Humbled by my recollection of Tom's teaching, as this lady was getting back in her car, I opened my wallet and pulled out a $10 bill and handed it to her. "You will probably need a drink or a snack between here and your daughter's house." "Oh, thank you very much. Do you have a card or something so I can return this to you?" I replied, "No, ma'am, that won't be necessary." She said, "Well, then, I'll just put it in the collection plate on Sunday." She drove off and I walked back to the hospital to finish my shift.

I was more bothered by the fact that I'd decided to help her than I was about my gut feeling. My problem was that in weighing my options: to help her or not to help her, I quickly gauged the externals. Could I verify some of her story? (broken-out driver side window) Was she dressed in a way that I'd found typical of people who are trying to work the system? (No, she was well dressed) Was she defensive and explanatory of every little thing to try to get me to believe her? (well, yes, but logically, she was *trying* to convince me...) My question for myself was, "Would I have done this little thing for someone who didn't fall within my "acceptable" limits of assistance? What if she hadn't been well dressed? What if her story hadn't been as convincing? What if she'd been cussing at her lousy luck and her personality had been off-putting? Who am I to judge a person I can't possibly have enough verifiable information to make a judgement call?

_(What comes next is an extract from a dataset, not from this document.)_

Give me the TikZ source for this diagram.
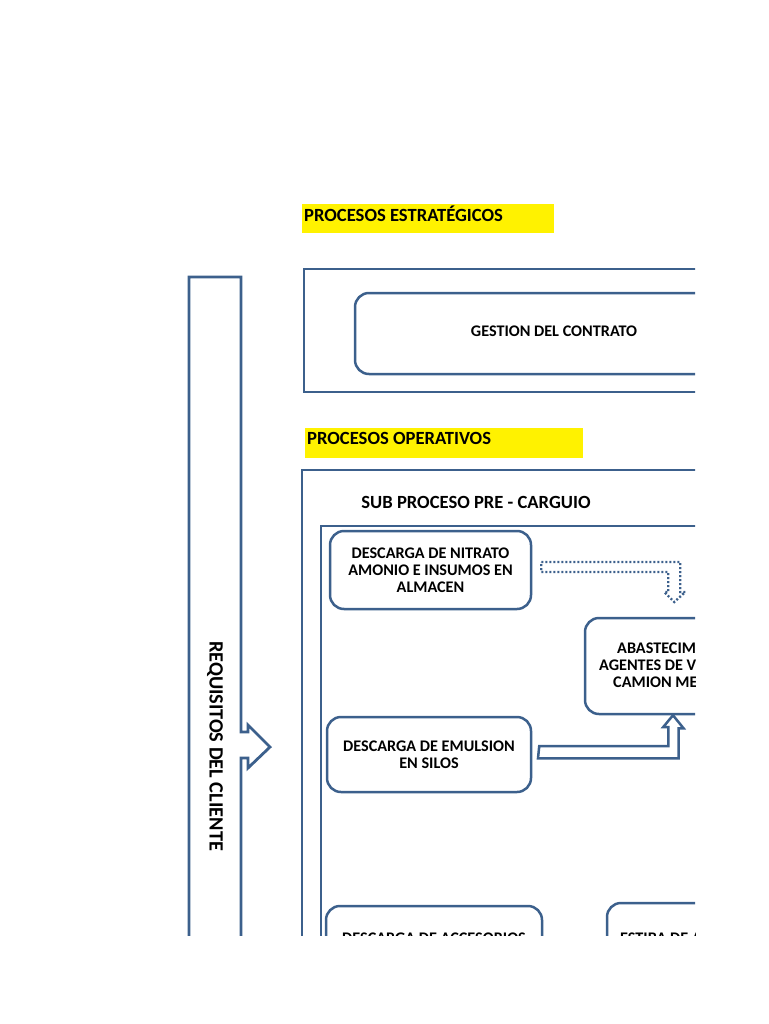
\documentclass[tikz,border=0pt]{standalone}
\usepackage{fontspec}
\setmainfont{Carlito}
\usetikzlibrary{calc}
\definecolor{boxblue}{RGB}{60,96,140}
\begin{document}
\begin{tikzpicture}[x=1pt,y=-1pt,
  frame/.style={draw=boxblue,line width=2.8pt},
  proc/.style={draw=boxblue,line width=2.5pt,rounded corners=14pt,fill=white,inner sep=0pt},
  hdrtxt/.style={font=\bfseries\fontsize{18.6}{21}\selectfont,inner sep=0pt},
  lbl/.style={font=\bfseries\fontsize{16.2}{17}\selectfont,align=center,text=black,inner sep=0pt},
  blockarrow/.style={draw=boxblue,line width=2.5pt,fill=white,line join=miter},
  dotarrow/.style={draw=boxblue,line width=2.4pt,dash pattern=on 2pt off 2pt,line join=miter}
]
\useasboundingbox (0,0) rectangle (768,1024);
\begin{scope}
\clip (0,0) rectangle (695,935);
% headers
\fill[yellow] (302,204) rectangle (554,233);
\node[hdrtxt,anchor=west] (hE) at (304,214) {PROCESOS ESTRATÉGICOS};
\fill[yellow] (305,428) rectangle (583,458);
\node[hdrtxt,anchor=west] (hO) at (307,438) {PROCESOS OPERATIVOS};
% strategic frame
\draw[frame] (304,269) rectangle (820,392);
\node[proc,minimum width=398pt,minimum height=81pt] (gest) at (554,333.5) {};
\node[lbl] (gestT) at (554,331) {GESTION DEL CONTRATO};
% operative frame
\draw[frame] (302,470) rectangle (820,1010);
\node[hdrtxt] (sub) at (476,502) {SUB PROCESO PRE - CARGUIO};
\draw[frame] (321,526) rectangle (820,1010);
% left bar with arrow
\draw[frame,line join=miter] (189,277) -- (241,277) -- (241,732) -- (248,732) -- (248,725)
  -- (270,747) -- (248,768) -- (248,758) -- (241,758) -- (241,1010) -- (189,1010) -- cycle;
\node[font=\bfseries\fontsize{20.3}{22}\selectfont,inner sep=0pt,rotate=-90] (req) at (215,746) {REQUISITOS DEL CLIENTE};
% process boxes
\node[proc,lbl,minimum width=201pt,minimum height=78pt] (nitr) at (430.5,570)
  {DESCARGA DE NITRATO\\AMONIO E INSUMOS EN\\ALMACEN};
\node[proc,lbl,minimum width=204pt,minimum height=75pt] (emul) at (429,754.5)
  {DESCARGA DE EMULSION\\EN SILOS};
\node[proc,minimum width=240pt,minimum height=96pt] (abas) at (705,666) {};
\node[lbl,anchor=west] (a1) at (617,648) {ABASTECIM};
\node[lbl,anchor=west] (a2) at (599,665) {AGENTES DE V};
\node[lbl,anchor=west] (a3) at (613,682) {CAMION ME};
\node[proc,minimum width=216pt,minimum height=90pt] (acc) at (434,951) {};
\node[lbl,anchor=base] (accT) at (434,943) {DESCARGA DE ACCESORIOS};
\node[proc,minimum width=200pt,minimum height=90pt] (est) at (707,948) {};
\node[lbl,anchor=base west] (estT) at (620,943) {ESTIBA DE A};
% dotted block arrow nitrato -> abastecimiento
\coordinate (d0) at ($(nitr.east)+(9,-8)$);
\draw[dotarrow] (d0) -- ++(139,0) -- ++(0,30) -- ++(5,0) -- ++(-11,10) -- ++(-10,-10)
  -- ++(4,0) -- ++(0,-20) -- ++(-127,0) -- cycle;
% solid block arrow emulsion -> abastecimiento
\draw[blockarrow] ($(emul.east)+(7,-8.5)$) -- ++(129,0) -- ++(0,-19) -- ++(-5,0)
  -- (abas.south -| 673,0) -- ++(10.5,13) -- ++(-5,0) -- ++(0,30) -- ++(-140.5,0) -- cycle;
\end{scope}
\end{tikzpicture}
\end{document}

I can only pray that God can judge my actions as well as my heart and maybe next time he blesses me with the opportunity to help someone in this way, I won't be so critical.

Deuteronomy 15:7-11

7 If there is a poor man among your brothers in any of the towns of the land that the LORD your God is giving you, do not be hardhearted or tightfisted toward your poor brother. 8 Rather be openhanded and freely lend him whatever he needs. 9 Be careful not to harbor this wicked thought: "The seventh year, the year for canceling debts, is near," so that you do not show ill will toward your needy brother and give him nothing. He may then appeal to the LORD against you, and you will be found guilty of sin. 10 Give generously to him and do so without a grudging heart; then because of this the LORD your God will bless you in all your work and in everything you put your hand to. 11 There will always be poor people in the land. Therefore I command you to be openhanded toward your brothers and toward the poor and needy in your land.